Posted by Unknown On Friday, 11 September 2015 0 comments
"Play Misty for me," says the lady on the phone
PLAY MISTY FOR ME (1971). Director: Clint Eastwood.

Radio DJ Dave (Clint Eastwood) plays easy listening on the night shift, and he consistently gets calls from a woman who says "Play Misty for me." One night Dave meets a woman named Evelyn (Jessica Walter) at a bar and has a one-night stand with her. She not only turns out to be the lady who requests Misty, but she seems to think this one encounter means that she and Dave are in a "relationship." Things get worse when Dave sleeps with her a second time, and she acts as if they're engaged, showing up uninvited, expecting him to act like a significant other when all he wants to do is get away from her. In spite of this, Dave shows compassion after Evelyn's suicide attempt [a doctor friend risks his license by not reporting the incident, even though it would have forced Evelyn to get help], after which Evelyn is even more deeply "attached" to the man.
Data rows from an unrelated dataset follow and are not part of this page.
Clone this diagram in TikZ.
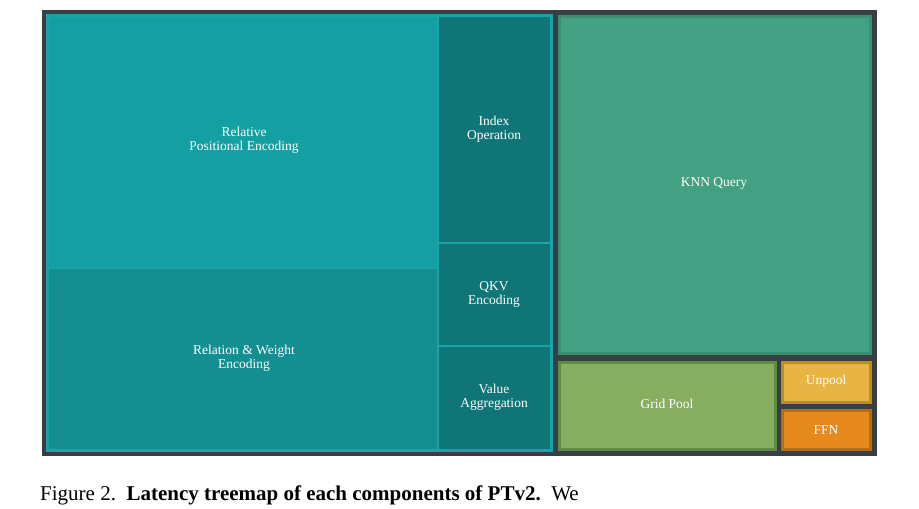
\documentclass[tikz,border=0pt]{standalone}
\usepackage{fontspec}
\setmainfont{Liberation Serif}
\definecolor{frame}{HTML}{383F44}
\definecolor{tealA}{HTML}{14A0A2}
\definecolor{tealB}{HTML}{138E91}
\definecolor{tealC}{HTML}{0F7577}
\definecolor{tealBd}{HTML}{1AA3A8}
\definecolor{knn}{HTML}{43A082}
\definecolor{knnBd}{HTML}{3A8F73}
\definecolor{grid}{HTML}{88AE62}
\definecolor{gridBd}{HTML}{5F8B45}
\definecolor{unp}{HTML}{E8B443}
\definecolor{unpBd}{HTML}{B8901F}
\definecolor{ffn}{HTML}{E68A1D}
\definecolor{ffnBd}{HTML}{B56C12}
\begin{document}
\begin{tikzpicture}[x=1pt,y=-1pt,
  cell/.style={line width=2.5pt,inner sep=0pt},
  lab/.style={text=white,font=\fontsize{13.5}{14}\selectfont,align=center}]
\useasboundingbox (0,0) rectangle (919,509);
\fill[frame] (42,10) rectangle (877,456);
\fill[tealBd] (46,14) rectangle (553,452);
\draw[cell,tealBd,fill=tealA] (48,16) rectangle (438,268);
\draw[cell,tealBd,fill=tealB] (48,268) rectangle (438,450);
\draw[cell,tealBd,fill=tealC] (438,16) rectangle (551,243);
\draw[cell,tealBd,fill=tealC] (438,243) rectangle (551,346);
\draw[cell,tealBd,fill=tealC] (438,346) rectangle (551,450);
\draw[cell,knnBd,fill=knn] (559.5,16.5) rectangle (870.5,353.5);
\draw[cell,gridBd,fill=grid] (559.5,362.5) rectangle (775.5,449.5);
\draw[cell,unpBd,fill=unp] (782.5,362.5) rectangle (870.5,402.5);
\draw[cell,ffnBd,fill=ffn] (782.5,410.5) rectangle (870.5,449.5);
\node[lab] (rpe) at (244,140) {Relative\\Positional Encoding};
\node[lab] (rwe) at (244,358) {Relation \& Weight\\Encoding};
\node[lab] (idx) at (494,129) {Index\\Operation};
\node[lab] (qkv) at (494,294) {QKV\\Encoding};
\node[lab] (val) at (494,397) {Value\\Aggregation};
\node[lab] (knnq) at (714,183) {KNN Query};
\node[lab] (gp) at (667,404) {Grid Pool};
\node[lab] (up) at (826,381) {Unpool};
\node[lab] (ff) at (826,430) {FFN};
\node[anchor=base west,inner sep=0pt,font=\fontsize{21}{24}\selectfont] (cap) at (40,500)
 {Figure 2.\ \ \textbf{Latency treemap of each components of PTv2.}\ \ We};
\end{tikzpicture}
\end{document}
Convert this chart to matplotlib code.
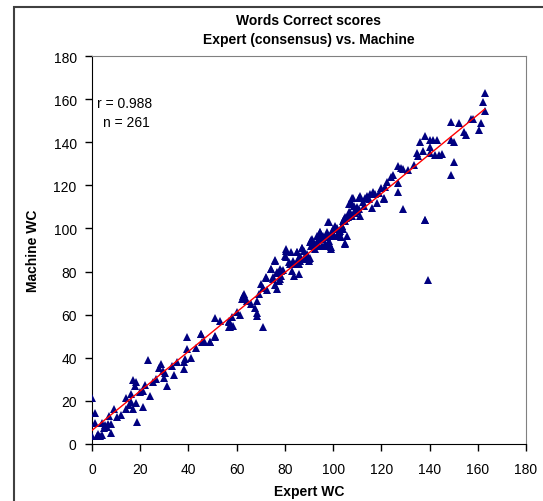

If anything her behavior gets worse ... Play Misty for Me is an entertaining visualization of one man's Casual Sex Nightmare, and features a striking performance from Jessica Walter with an okay Eastwood pretty much along for the ride. Eastwood also directed the film, which is well-shot by Bruce Surtees. There's an exciting, if too brief, climax wherein Evelyn tries to butcher Dave; a sequence where she stabs repeatedly at his poor maid, Birdie (an amusing and sassy Clarice Taylor) is acceptable but hardly has the "Psycho-like editing" one critic attributed to it. Eastwood, as usual, whispers all of his lines [the way a woman would if she wants to sound slinky] in a way he assumes sounds masculine and sexy. Donna Mills [Curse of the Black Widow] plays his on-again/off-again girlfriend, Tobie. In this she is sweet and fresh-scrubbed; she later successfully reinvented herself as a devious sexpot for the show Knot's Landing. John Larch ["It's a Good Life" on Twilight Zone] and Irene Hervey [Honey West] have notable bits as, respectively, a cop who comes afoul of Evelyn, and a radio producer who wants to sign Dave to a great new contract until Evelyn interferes. Duke Everts plays Tobie's gay friend Jay Jay like a stereotype, and Don Siegel has his first acting part as a bartender. A romantic sequence to the strains of Roberta  Flack's "The First Time Ever I Saw Your Face" is effective, but a long sequence at a jazz festival just stops the picture dead. Although I haven't seen Fatal Attraction in a long time, I think this is a better picture.

Verdict: A zesty Walter makes this a pleasure. ***.